Your instructions —
Set down the data below without change, skipping the pictures it holds.

Record list —
* * * * *

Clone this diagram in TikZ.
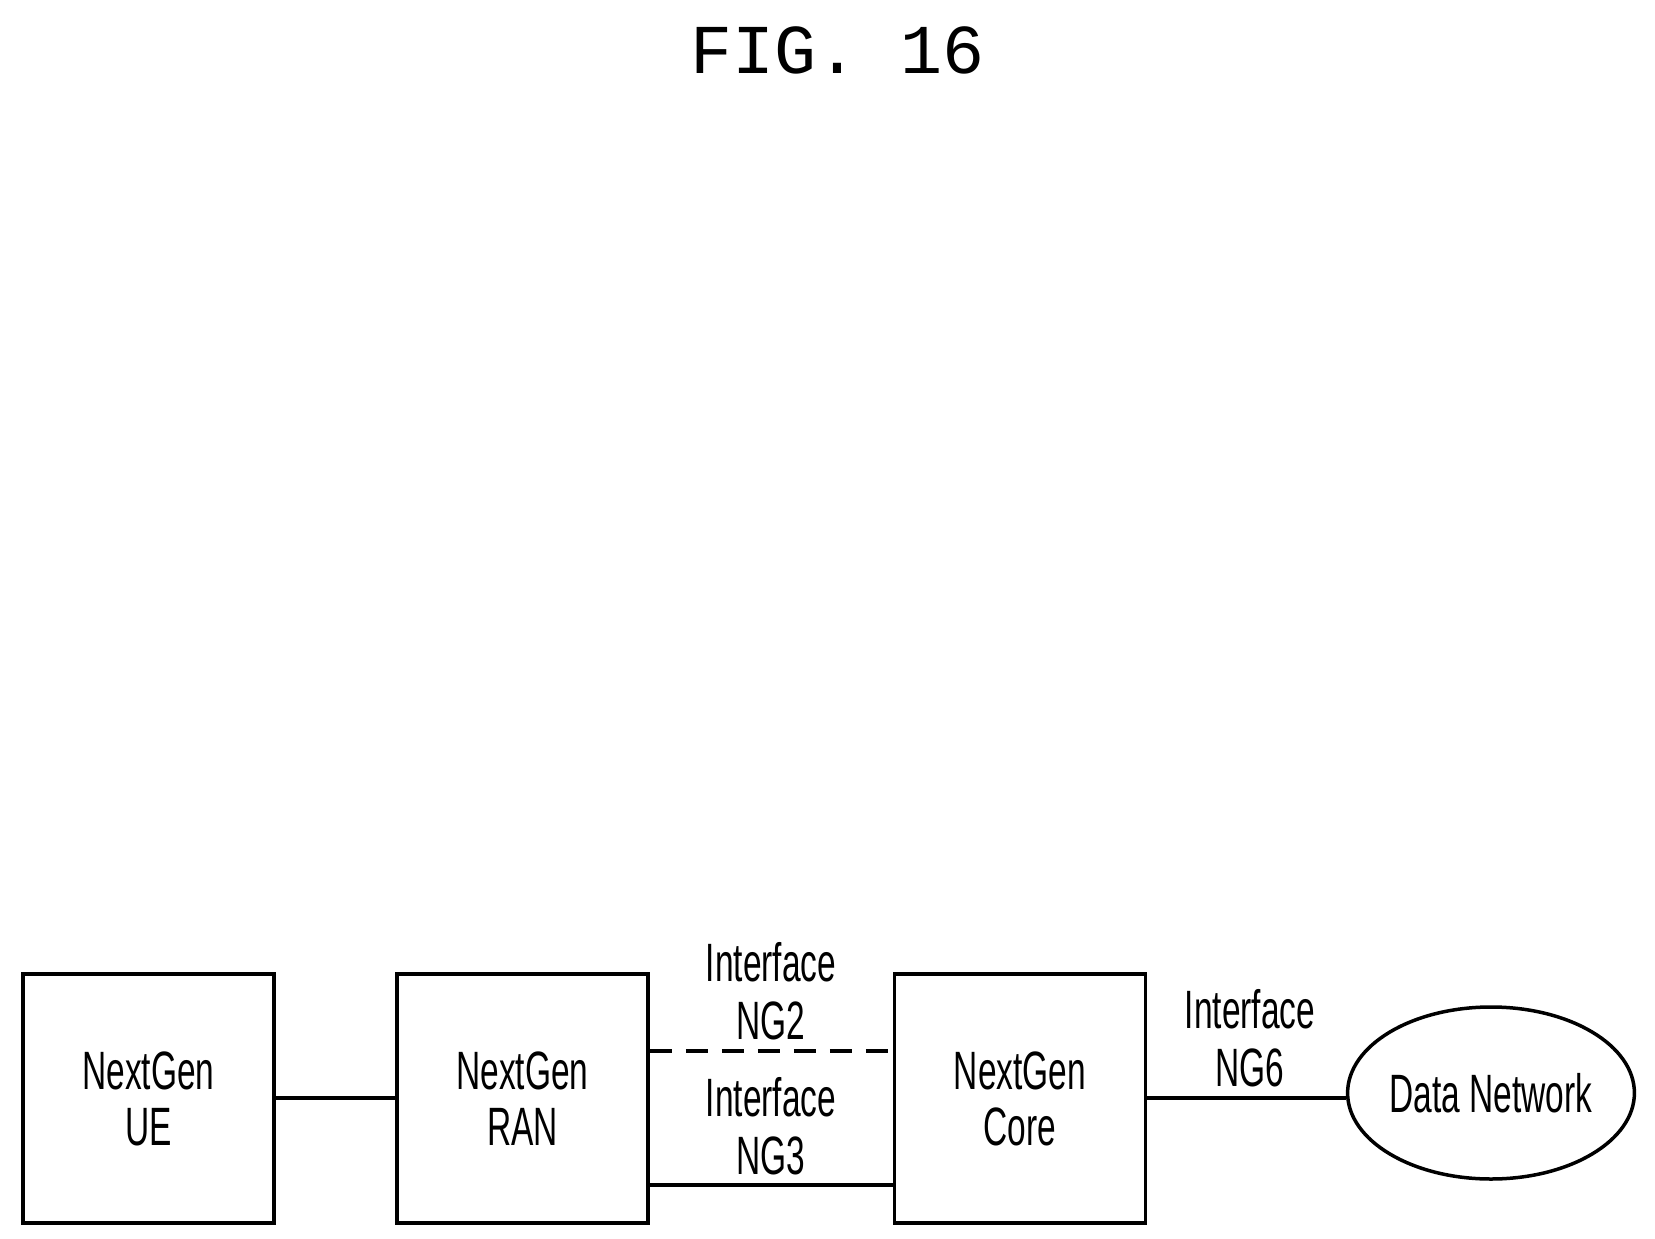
\documentclass[tikz,border=0pt]{standalone}
\usepackage{fontspec}
\setmainfont[FakeStretch=0.62]{Liberation Sans}
\newfontfamily\titlefont{Liberation Mono}
\usetikzlibrary{shapes.geometric}
\begin{document}
\begin{tikzpicture}[x=1pt,y=-1pt,line width=3.5pt,
  box/.style={draw,minimum width=251pt,minimum height=249pt,inner sep=0pt,align=center,font=\fontsize{54}{56}\selectfont},
  lab/.style={align=center,font=\fontsize{54}{58}\selectfont}]
\useasboundingbox (0,0) rectangle (1655,1239);
\node[font=\titlefont\fontsize{70}{70}\selectfont] (t) at (838,50) {FIG. 16};
\node[box] (ue) at (148.5,1098.5) {NextGen\\UE};
\node[box] (ran) at (522.5,1098.5) {NextGen\\RAN};
\node[box] (core) at (1020,1098.5) {NextGen\\Core};
\node[draw,ellipse,minimum width=283pt,minimum height=172pt,inner sep=0pt,font=\fontsize{54}{56}\selectfont] (dn) at (1491,1093) {Data Network};
\draw (ue.east |- 0,1098) -- (ran.west |- 0,1098);
\draw (core.east |- 0,1098) -- (dn.west |- 0,1098);
\draw[dash pattern=on 22pt off 14pt] (ran.east |- 0,1051) -- (core.west |- 0,1051);
\draw (ran.east |- 0,1185) -- (core.west |- 0,1185);
\node[lab] (l2) at (771,991) {Interface\\NG2};
\node[lab] (l3) at (771,1126) {Interface\\NG3};
\node[lab] (l6) at (1250,1038) {Interface\\NG6};
\end{tikzpicture}
\end{document}
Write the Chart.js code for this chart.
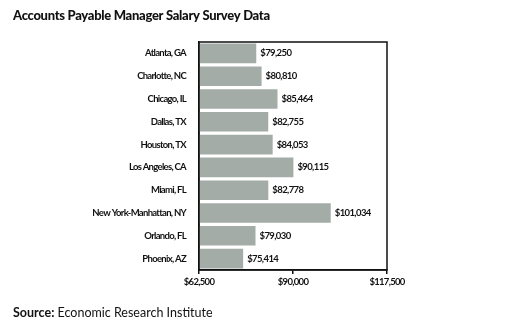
<!DOCTYPE html>
<html>
<head>
<meta charset="utf-8">
<script src="https://cdn.jsdelivr.net/npm/chart.js@4.4.1/dist/chart.umd.min.js"></script>
<style>
  html, body { margin: 0; padding: 0; background: #fff; }
  #wrap { position: relative; width: 510px; height: 325px; }
</style>
</head>
<body>
<div id="wrap"><canvas id="salaryChart" width="510" height="325"></canvas></div>
<script>
"use strict";

const cities = [
    'Atlanta, GA', 'Charlotte, NC', 'Chicago, IL', 'Dallas, TX', 'Houston, TX',
    'Los Angeles, CA', 'Miami, FL', 'New York-Manhattan, NY', 'Orlando, FL', 'Phoenix, AZ'
];
const salaries = [79250, 80810, 85464, 82755, 84053, 90115, 82778, 101034, 79030, 75414];
const axisTicks = [62500, 90000, 117500];

const titleText = 'Accounts Payable Manager Salary Survey Data';
const sourceLabel = 'Source:';
const sourceText = ' Economic Research Institute';

const labelFont = 'Lato, "Open Sans", sans-serif';

const money = (v) => '$' + v.toLocaleString('en-US');

// tighter letters, closer to the condensed face of the original
const tighten = {
    id: 'tighten',
    beforeUpdate(chart) { chart.ctx.letterSpacing = '-0.7px'; },
    beforeDraw(chart) { chart.ctx.letterSpacing = '-0.7px'; }
};

// title, source, box and value labels
const extras = {
    id: 'extras',
    afterDatasetsDraw(chart) {
        const ctx = chart.ctx;
        const area = chart.chartArea;
        const meta = chart.getDatasetMeta(0);

        ctx.save();
        ctx.letterSpacing = '-0.6px';
        ctx.fillStyle = '#111';
        ctx.font = 'bold 9.5px ' + labelFont;
        ctx.textBaseline = 'middle';
        ctx.textAlign = 'left';
        meta.data.forEach((bar, i) => {
            ctx.fillText(money(salaries[i]), bar.x + 4, bar.y);
        });

        ctx.strokeStyle = '#111';
        ctx.lineWidth = 1.5;
        ctx.strokeRect(area.left, area.top, area.right - area.left, area.bottom - area.top);

        ctx.letterSpacing = '-0.3px';
        ctx.textBaseline = 'alphabetic';
        ctx.font = '900 13px ' + labelFont;
        ctx.fillText(titleText, 13, 20);

        ctx.letterSpacing = '0px';
        ctx.font = 'bold 12.5px ' + labelFont;
        ctx.fillText(sourceLabel, 13, 317);
        const w = ctx.measureText(sourceLabel).width;
        ctx.font = '12.5px ' + labelFont;
        ctx.fillText(sourceText, 13 + w, 317);
        ctx.restore();
    }
};

new Chart(document.getElementById('salaryChart'), {
    type: 'bar',
    data: {
        labels: cities,
        datasets: [{
            data: salaries,
            backgroundColor: '#a4aca7',
            borderWidth: 0,
            barPercentage: 0.86,
            categoryPercentage: 1
        }]
    },
    options: {
        indexAxis: 'y',
        responsive: false,
        animation: false,
        layout: {padding: {top: 42, right: 123, left: 0, bottom: 0}},
        plugins: {
            legend: {display: false},
            tooltip: {enabled: false}
        },
        scales: {
            x: {
                min: axisTicks[0],
                max: axisTicks[axisTicks.length - 1],
                afterBuildTicks: (scale) => {
                    scale.ticks = axisTicks.map(v => ({value: v}));
                },
                afterFit: (scale) => { scale.height = 55; },
                grid: {drawOnChartArea: false, drawTicks: true, tickLength: 4, color: '#111', lineWidth: 1.5},
                border: {display: true, color: '#111', width: 1.5},
                ticks: {
                    color: '#111',
                    padding: 2,
                    maxRotation: 0,
                    font: {family: labelFont, size: 9.5, weight: 'bold'},
                    callback: (v) => money(v)
                }
            },
            y: {
                afterFit: (scale) => { scale.width = 199; },
                grid: {display: false},
                border: {display: true, color: '#111', width: 1.5},
                ticks: {
                    color: '#111',
                    padding: 5,
                    font: {family: labelFont, size: 9.5, weight: 'bold'}
                }
            }
        }
    },
    plugins: [tighten, extras]
});
</script>
</body>
</html>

* * * * *

Result —
Clone this diagram in TikZ.
\documentclass[tikz,border=0pt]{standalone}
\usepackage{fontspec}
\setmainfont[FakeStretch=0.62]{Liberation Sans}
\newfontfamily\titlefont{Liberation Mono}
\usetikzlibrary{shapes.geometric}
\begin{document}
\begin{tikzpicture}[x=1pt,y=-1pt,line width=3.5pt,
  box/.style={draw,minimum width=251pt,minimum height=249pt,inner sep=0pt,align=center,font=\fontsize{54}{56}\selectfont},
  lab/.style={align=center,font=\fontsize{54}{58}\selectfont}]
\useasboundingbox (0,0) rectangle (1655,1239);
\node[font=\titlefont\fontsize{70}{70}\selectfont] (t) at (838,50) {FIG. 16};
\node[box] (ue) at (148.5,1098.5) {NextGen\\UE};
\node[box] (ran) at (522.5,1098.5) {NextGen\\RAN};
\node[box] (core) at (1020,1098.5) {NextGen\\Core};
\node[draw,ellipse,minimum width=283pt,minimum height=172pt,inner sep=0pt,font=\fontsize{54}{56}\selectfont] (dn) at (1491,1093) {Data Network};
\draw (ue.east |- 0,1098) -- (ran.west |- 0,1098);
\draw (core.east |- 0,1098) -- (dn.west |- 0,1098);
\draw[dash pattern=on 22pt off 14pt] (ran.east |- 0,1051) -- (core.west |- 0,1051);
\draw (ran.east |- 0,1185) -- (core.west |- 0,1185);
\node[lab] (l2) at (771,991) {Interface\\NG2};
\node[lab] (l3) at (771,1126) {Interface\\NG3};
\node[lab] (l6) at (1250,1038) {Interface\\NG6};
\end{tikzpicture}
\end{document}
Write the Chart.js code for this chart.
<!DOCTYPE html>
<html>
<head>
<meta charset="utf-8">
<script src="https://cdn.jsdelivr.net/npm/chart.js@4.4.1/dist/chart.umd.min.js"></script>
<style>
  html, body { margin: 0; padding: 0; background: #fff; }
  #wrap { position: relative; width: 510px; height: 325px; }
</style>
</head>
<body>
<div id="wrap"><canvas id="salaryChart" width="510" height="325"></canvas></div>
<script>
"use strict";

const cities = [
    'Atlanta, GA', 'Charlotte, NC', 'Chicago, IL', 'Dallas, TX', 'Houston, TX',
    'Los Angeles, CA', 'Miami, FL', 'New York-Manhattan, NY', 'Orlando, FL', 'Phoenix, AZ'
];
const salaries = [79250, 80810, 85464, 82755, 84053, 90115, 82778, 101034, 79030, 75414];
const axisTicks = [62500, 90000, 117500];

const titleText = 'Accounts Payable Manager Salary Survey Data';
const sourceLabel = 'Source:';
const sourceText = ' Economic Research Institute';

const labelFont = 'Lato, "Open Sans", sans-serif';

const money = (v) => '$' + v.toLocaleString('en-US');

// tighter letters, closer to the condensed face of the original
const tighten = {
    id: 'tighten',
    beforeUpdate(chart) { chart.ctx.letterSpacing = '-0.7px'; },
    beforeDraw(chart) { chart.ctx.letterSpacing = '-0.7px'; }
};

// title, source, box and value labels
const extras = {
    id: 'extras',
    afterDatasetsDraw(chart) {
        const ctx = chart.ctx;
        const area = chart.chartArea;
        const meta = chart.getDatasetMeta(0);

        ctx.save();
        ctx.letterSpacing = '-0.6px';
        ctx.fillStyle = '#111';
        ctx.font = 'bold 9.5px ' + labelFont;
        ctx.textBaseline = 'middle';
        ctx.textAlign = 'left';
        meta.data.forEach((bar, i) => {
            ctx.fillText(money(salaries[i]), bar.x + 4, bar.y);
        });

        ctx.strokeStyle = '#111';
        ctx.lineWidth = 1.5;
        ctx.strokeRect(area.left, area.top, area.right - area.left, area.bottom - area.top);

        ctx.letterSpacing = '-0.3px';
        ctx.textBaseline = 'alphabetic';
        ctx.font = '900 13px ' + labelFont;
        ctx.fillText(titleText, 13, 20);

        ctx.letterSpacing = '0px';
        ctx.font = 'bold 12.5px ' + labelFont;
        ctx.fillText(sourceLabel, 13, 317);
        const w = ctx.measureText(sourceLabel).width;
        ctx.font = '12.5px ' + labelFont;
        ctx.fillText(sourceText, 13 + w, 317);
        ctx.restore();
    }
};

new Chart(document.getElementById('salaryChart'), {
    type: 'bar',
    data: {
        labels: cities,
        datasets: [{
            data: salaries,
            backgroundColor: '#a4aca7',
            borderWidth: 0,
            barPercentage: 0.86,
            categoryPercentage: 1
        }]
    },
    options: {
        indexAxis: 'y',
        responsive: false,
        animation: false,
        layout: {padding: {top: 42, right: 123, left: 0, bottom: 0}},
        plugins: {
            legend: {display: false},
            tooltip: {enabled: false}
        },
        scales: {
            x: {
                min: axisTicks[0],
                max: axisTicks[axisTicks.length - 1],
                afterBuildTicks: (scale) => {
                    scale.ticks = axisTicks.map(v => ({value: v}));
                },
                afterFit: (scale) => { scale.height = 55; },
                grid: {drawOnChartArea: false, drawTicks: true, tickLength: 4, color: '#111', lineWidth: 1.5},
                border: {display: true, color: '#111', width: 1.5},
                ticks: {
                    color: '#111',
                    padding: 2,
                    maxRotation: 0,
                    font: {family: labelFont, size: 9.5, weight: 'bold'},
                    callback: (v) => money(v)
                }
            },
            y: {
                afterFit: (scale) => { scale.width = 199; },
                grid: {display: false},
                border: {display: true, color: '#111', width: 1.5},
                ticks: {
                    color: '#111',
                    padding: 5,
                    font: {family: labelFont, size: 9.5, weight: 'bold'}
                }
            }
        }
    },
    plugins: [tighten, extras]
});
</script>
</body>
</html>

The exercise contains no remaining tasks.